Question

Prove that the velocity of charged particles moving along a straight path through perpendicular electric and magnetic fields is $$v=\\frac{E}{B}$$. Thus crossed electric and magnetic fields can be used as a velocity selector independent of the charge and mass of the particle involved.

Answer

**step1 Understanding the Forces on a Charged Particle**

When a charged particle moves through regions with both electric and magnetic fields, it experiences two types of forces: an electric force and a magnetic force. For the particle to move along a straight path without deflection, these two forces must be equal in magnitude and opposite in direction, effectively cancelling each other out.

The electric force ($$F_E$$) on a charge ($$q$$) in an electric field ($$E$$) is given by the product of the charge and the electric field strength.

$$F_E = qE$$

The magnetic force ($$F_B$$) on a charge ($$q$$) moving with velocity ($$v$$) in a magnetic field ($$B$$) is given by the product of the charge, its velocity, and the magnetic field strength. This is true when the velocity is perpendicular to the magnetic field, which is the case for crossed fields.

$$F_B = qvB$$

**step2 Balancing the Electric and Magnetic Forces**

For the charged particle to continue moving in a straight line, the net force acting on it must be zero. This means the electric force and the magnetic force must exactly balance each other out.

Therefore, we set the magnitudes of the two forces equal to each other.

$$F_E = F_B$$

Substitute the expressions for $$F_E$$ and $$F_B$$ into this equation.

$$qE = qvB$$

**step3 Deriving the Velocity Formula**

Now that we have the equation where the forces are balanced, we can solve for the velocity ($$v$$) of the particle. Notice that the charge ($$q$$) appears on both sides of the equation.

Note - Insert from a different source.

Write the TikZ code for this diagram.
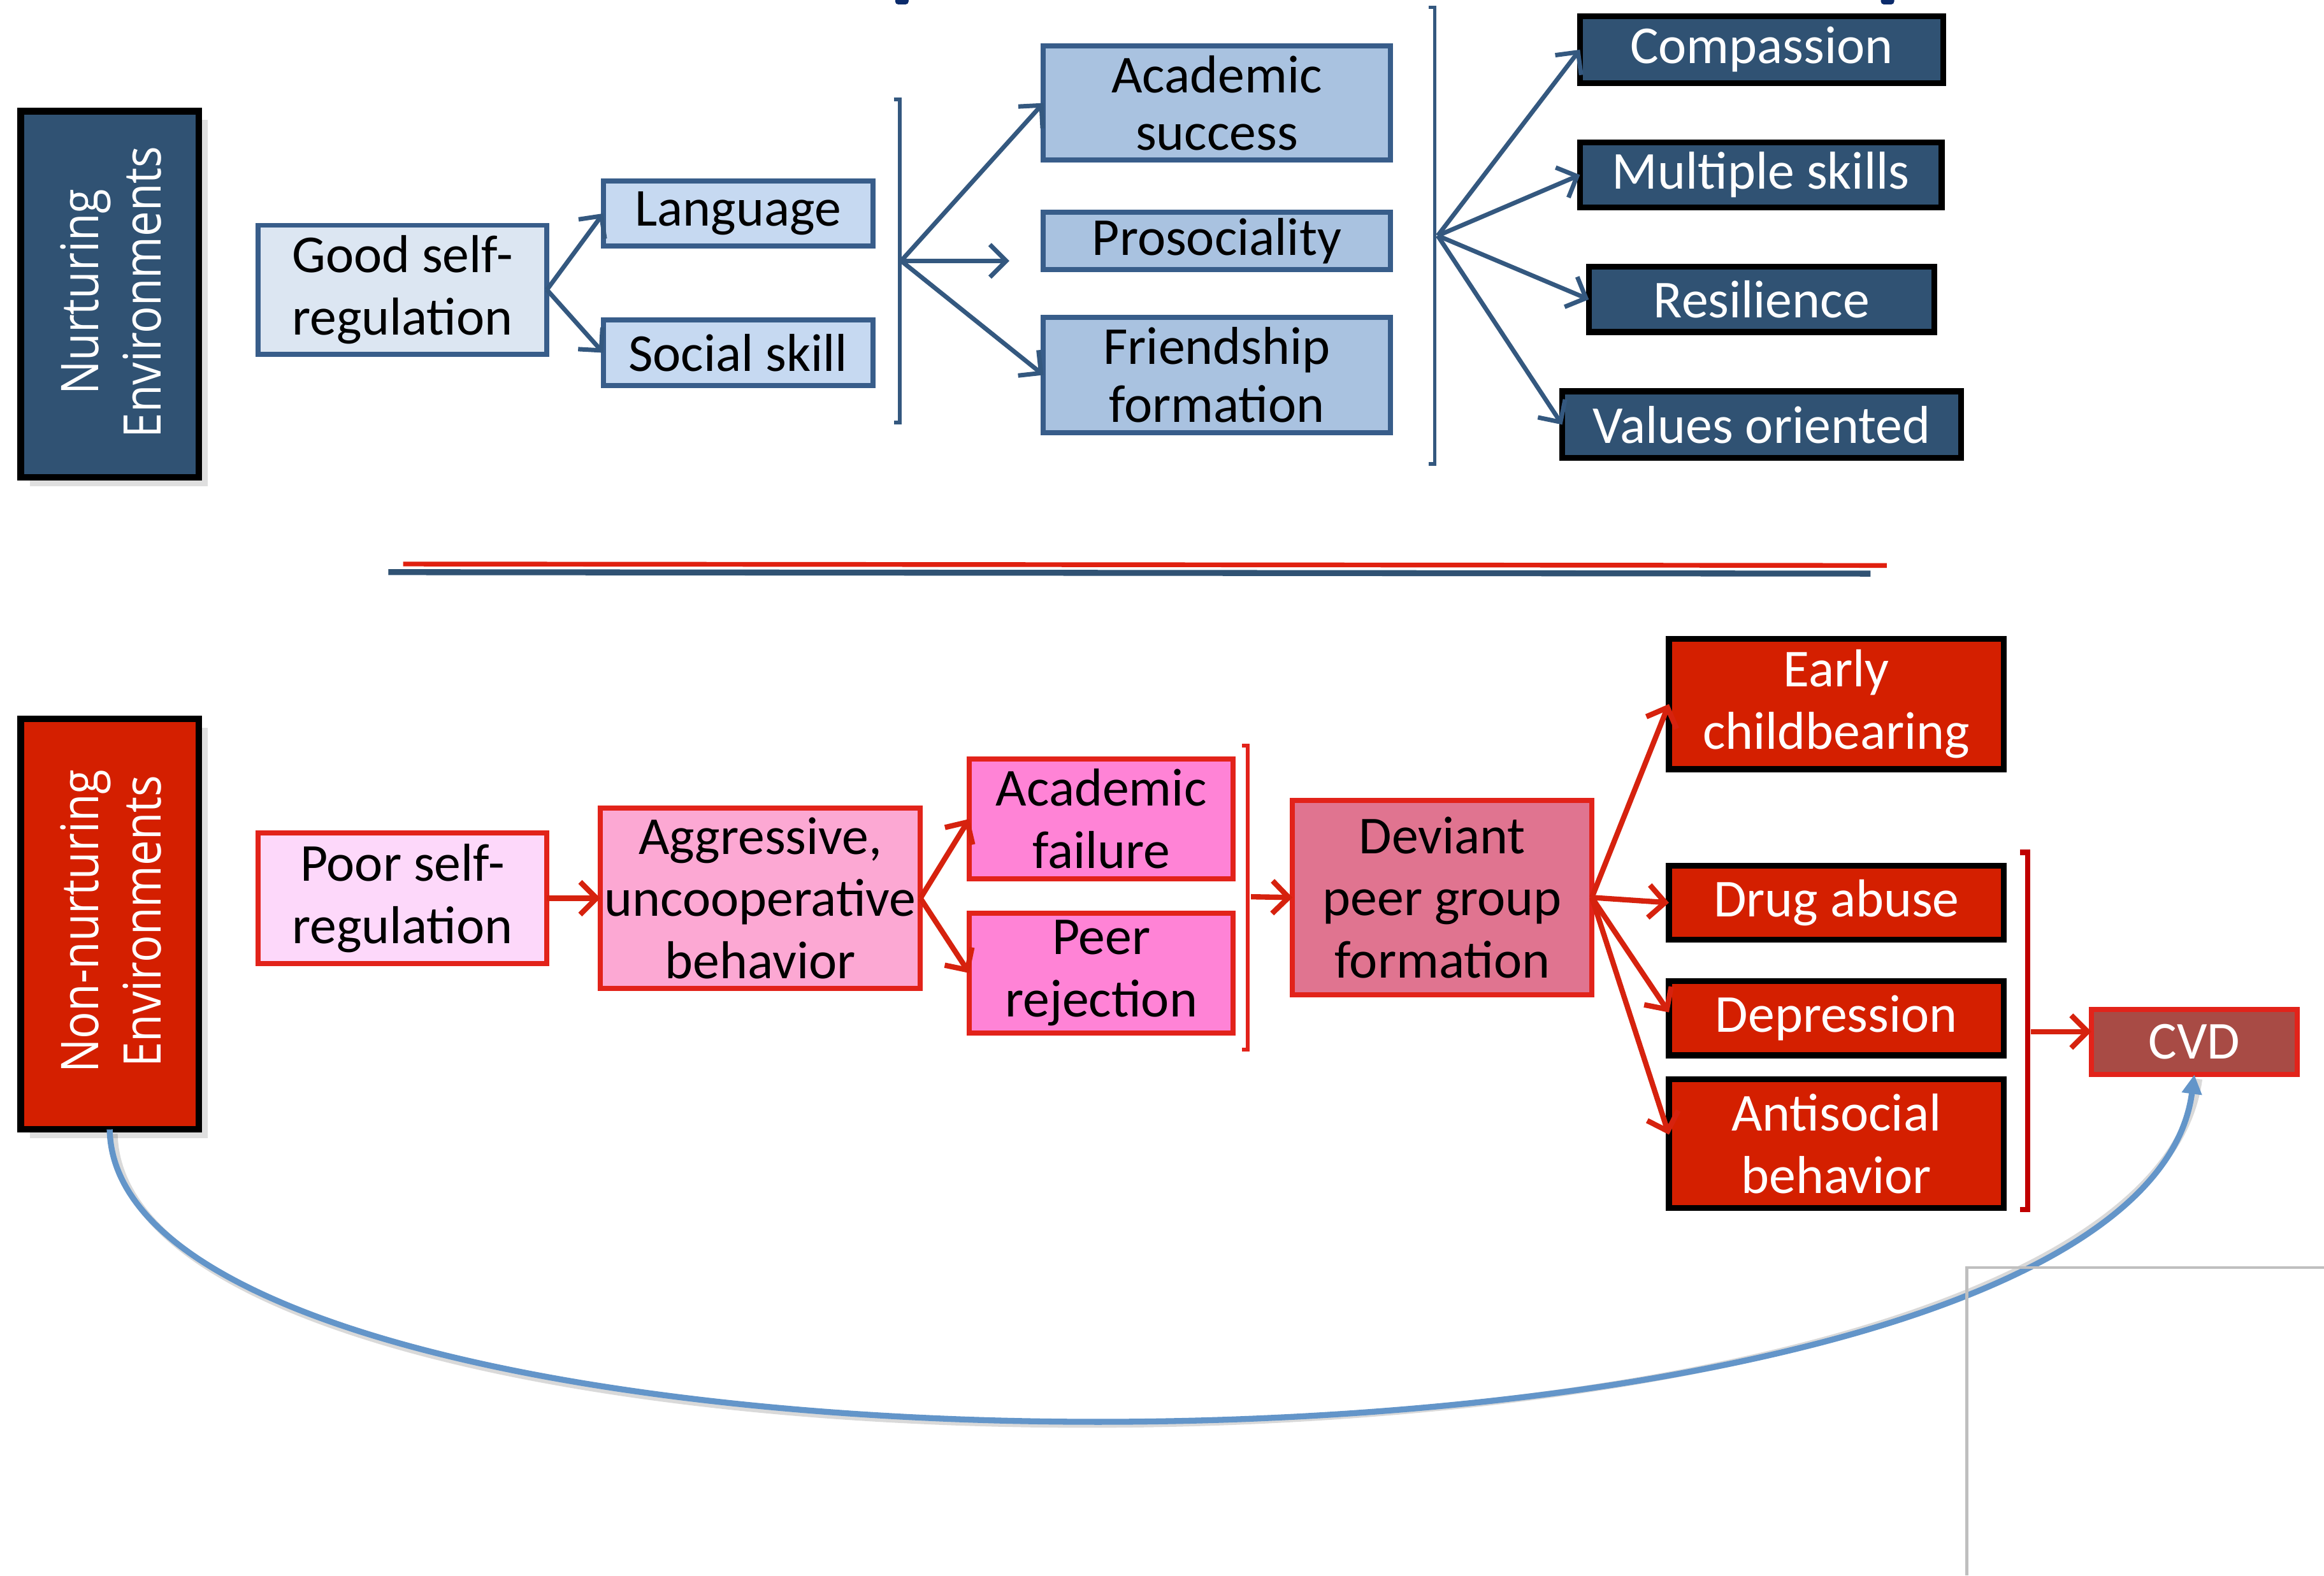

To isolate $$v$$, we can divide both sides of the equation by $$qB$$.

$$\frac{qE}{qB} = \frac{qvB}{qB}$$

Simplifying the equation by canceling out $$q$$ from both sides gives us the formula for the velocity.

$$v = \frac{E}{B}$$

**step4 Explaining the Velocity Selector Principle**

The derived formula, $$v = \frac{E}{B}$$, shows that the velocity of the charged particle that passes undeflected through perpendicular electric and magnetic fields depends only on the strengths of the electric field ($$E$$) and the magnetic field ($$B$$). Crucially, the charge ($$q$$) and the mass of the particle are not present in this final velocity equation.

This means that only particles with a specific velocity, determined by the ratio of $$E$$ to $$B$$, will pass through the fields in a straight line. Particles moving slower or faster, or particles with different charges or masses (but not the correct velocity), will be deflected. This property makes the setup of crossed electric and magnetic fields an effective "velocity selector," allowing only particles with a particular velocity to pass through.